例えば、鹿児島市の城西・紫原・武岡地区などでは、進学志向の高い家庭が集まりやすく、塾の選択肢も豊富です。このような地域では、子ども同士の学習意識が高く刺激を受けやすいため、学区選びと塾選びの両方が相乗的に教育効果を高める結果になります。
一方、郊外や新興住宅地では、塾が少ない分、オンライン学習や送迎付きの塾利用を検討する家庭も増えています。そのため、注文住宅の設計時に「学習スペースの確保」「自宅学習を促す環境づくり」などを重視する家庭も増加傾向にあります。
6.4 受験塾と住宅立地をリンクさせる考え方
中学受験を具体的に視野に入れる家庭の場合、「塾を中心に通学・生活動線を設計する」という発想も有効です。
例えば、
- 塾の立地(中央駅・天文館・谷山など)を軸に、通いやすい範囲で学区・住宅用地を探す。
 - 塾が終わる時間帯に帰宅しやすい交通手段(市電・バス・自転車道)を確保する。
 - 夜間の治安・街灯・交通量を確認する。
 - 塾の近くに親が待機できるカフェ・図書館・ショッピングモールなどがあるかをチェック。

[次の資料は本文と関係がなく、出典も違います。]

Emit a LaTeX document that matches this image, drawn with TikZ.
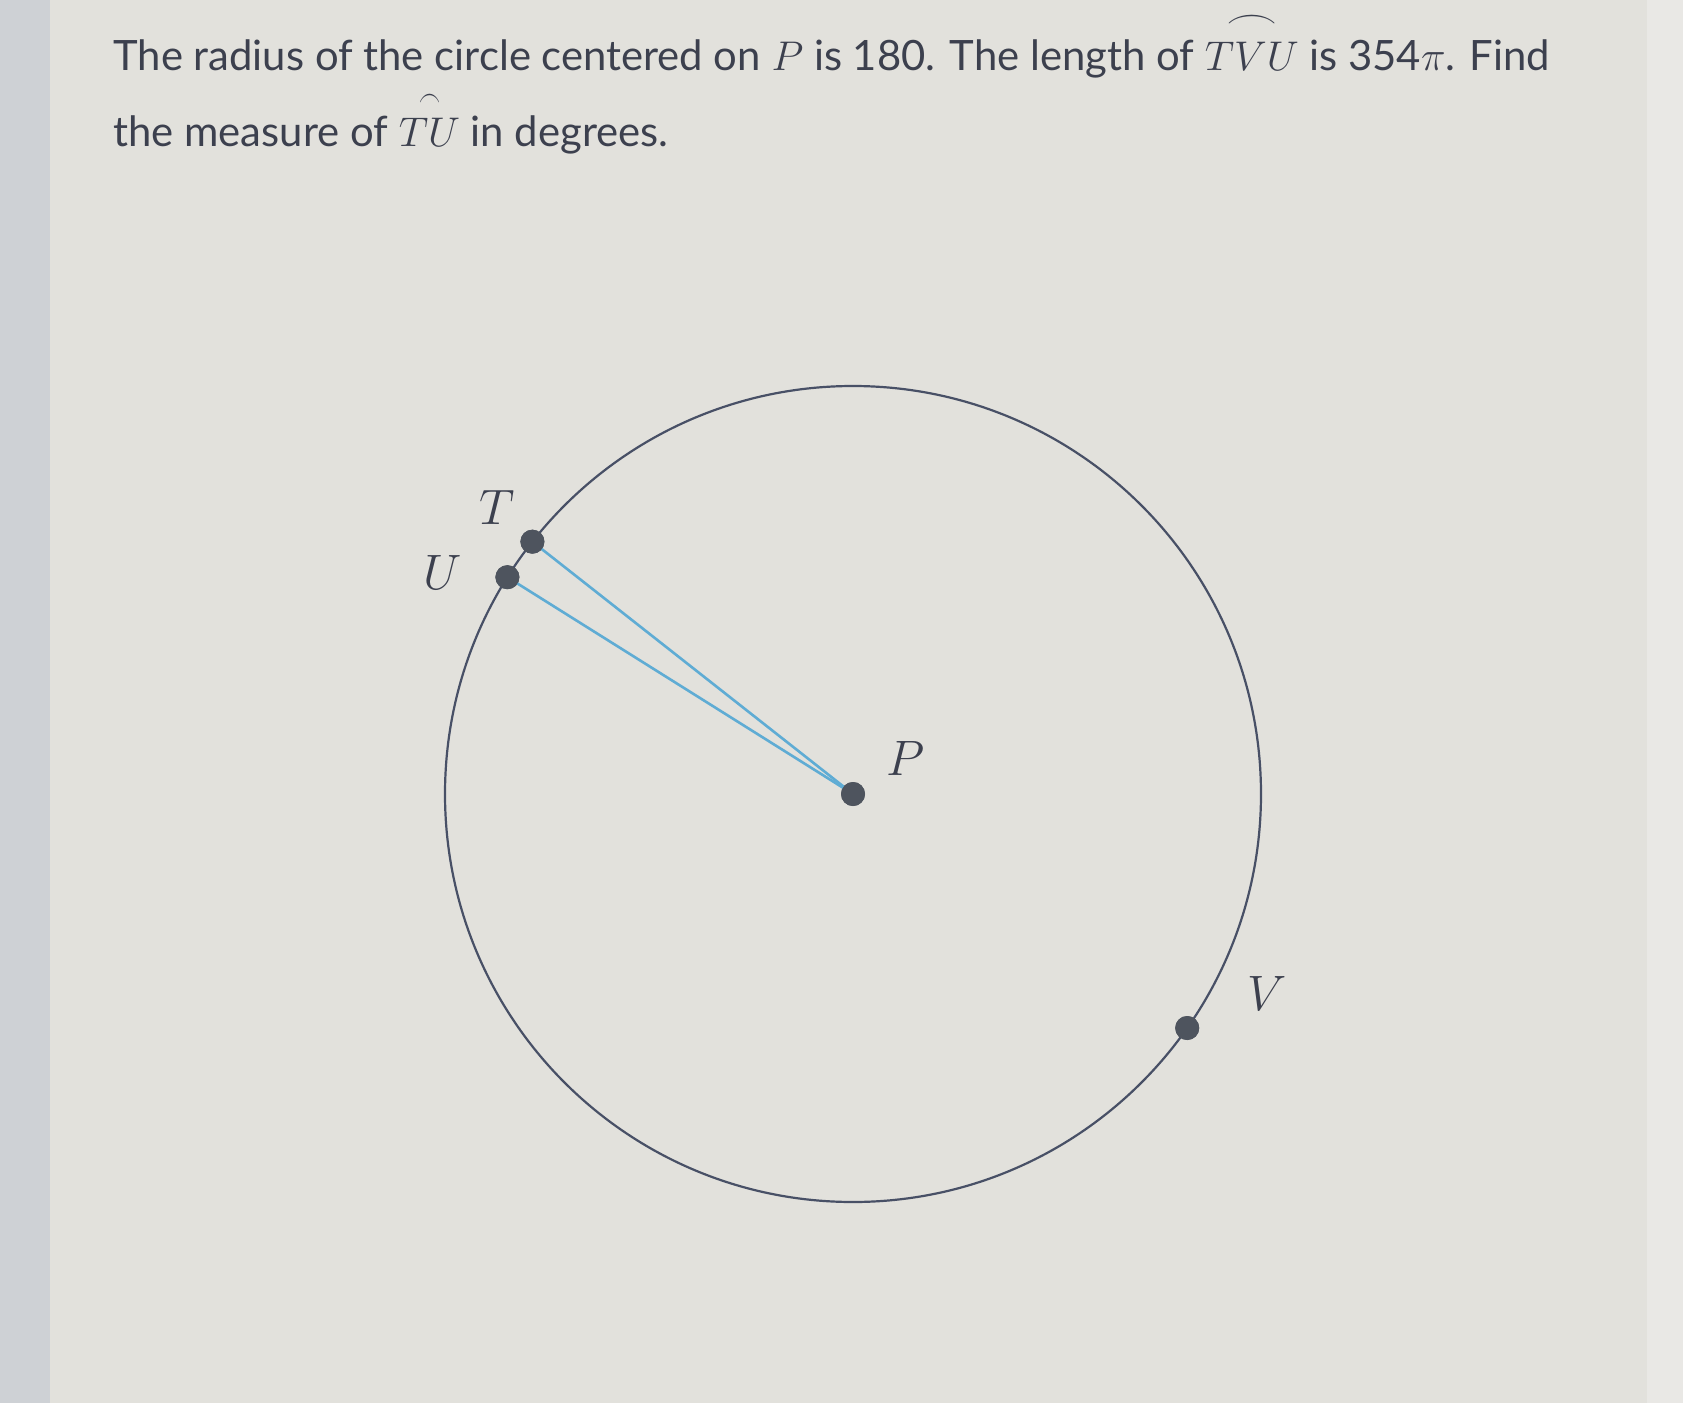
\documentclass[tikz,border=0pt]{standalone}
\usepackage{fontspec}
\setmainfont{Lato}
\usepackage{amsmath}
\usepackage{graphicx}
\newsavebox\arcbox
\newcommand\myarc[3]{\sbox\arcbox{$#1$}\overset{\raisebox{#2}{\resizebox{#3\wd\arcbox}{0.3em}{$\frown$}}}{\usebox\arcbox}}
\definecolor{bg}{RGB}{226,225,220}
\definecolor{bgleft}{RGB}{206,209,213}
\definecolor{bgright}{RGB}{233,232,229}
\definecolor{circ}{RGB}{72,80,102}
\definecolor{dotc}{RGB}{78,84,94}
\definecolor{rad}{RGB}{95,172,212}
\definecolor{txt}{RGB}{60,64,78}
\tikzset{
  dotn/.style={circle,fill=dotc,inner sep=0pt,minimum size=12pt},
  lbl/.style={text=txt,font=\fontsize{24}{28}\selectfont},
  para/.style={text=txt,font=\fontsize{20.9}{26}\selectfont,anchor=base west,inner sep=0pt}
}
\begin{document}
\begin{tikzpicture}[x=0.5pt,y=-0.5pt]
\useasboundingbox (0,0) rectangle (1683,1403);
\fill[bg] (0,0) rectangle (1683,1403);
\fill[bgleft] (0,0) rectangle (50,1403);
\fill[bgright] (1647,0) rectangle (1683,1403);
\node[para] (l1) at (113,70) {The radius of the circle centered on $P$ is 180. The length of $\myarc{TVU}{0.12em}{0.55}$ is 354$\pi$. Find};
\node[para] (l2) at (113,146) {the measure of $\myarc{TU}{0.05em}{0.35}$ in degrees.};
\coordinate (c) at (853,794);
\draw[circ,line width=1.1pt] (c) circle[radius=408];
\node[dotn] (P) at (853,794) {};
\node[dotn] (T) at (532.4,541.7) {};
\node[dotn] (U) at (507.4,577.2) {};
\node[dotn] (V) at (1187.2,1028) {};
\draw[rad,line width=1.3pt] (P.center) -- (T.center);
\draw[rad,line width=1.3pt] (P.center) -- (U.center);
\foreach \n in {P,T,U,V} \fill[dotc] (\n) circle[radius=12];
\node[lbl] (tT) at (497,507) {$T$};
\node[lbl] (tU) at (443,572) {$U$};
\node[lbl] (tP) at (906,758) {$P$};
\node[lbl] (tV) at (1267,993) {$V$};
\end{tikzpicture}
\end{document}
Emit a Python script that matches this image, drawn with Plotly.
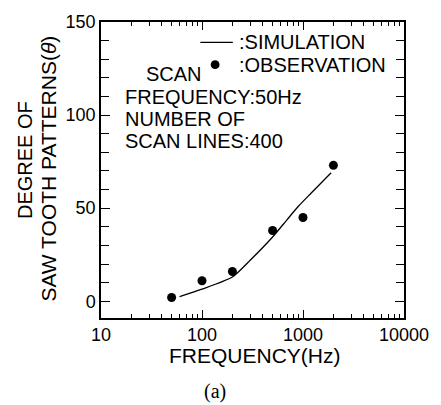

こうした点は、「教育×生活×安全」のバランスを整える上で重要です。住宅を建ててから「塾が遠くて通えない」という状況を避けるためにも、土地探しの段階から塾との位置関係を地図で確認しておくとよいでしょう。 
6. おわりに
住宅を建てるというのは非常に大きな決定です。その際に「学区(校区)選び」を早期に視野に入れ、特に中学受験という視点を持つならば、どの小学校校区・中学校校区に住むかを検討することは、住まい選びを超えて「子どもの教育環境を整える住まいづくり」となります。鹿児島市において、公立校の校区は住民登録地によって定められており、変更が容易とは言えません。ですから、注文住宅を建てる際には「学区を先に考える」という視点をぜひ取り入れていただきたいと思います。
住まいと教育、未来の子どもたちの「可能性」をつなぐ家づくりが、ここから始まります。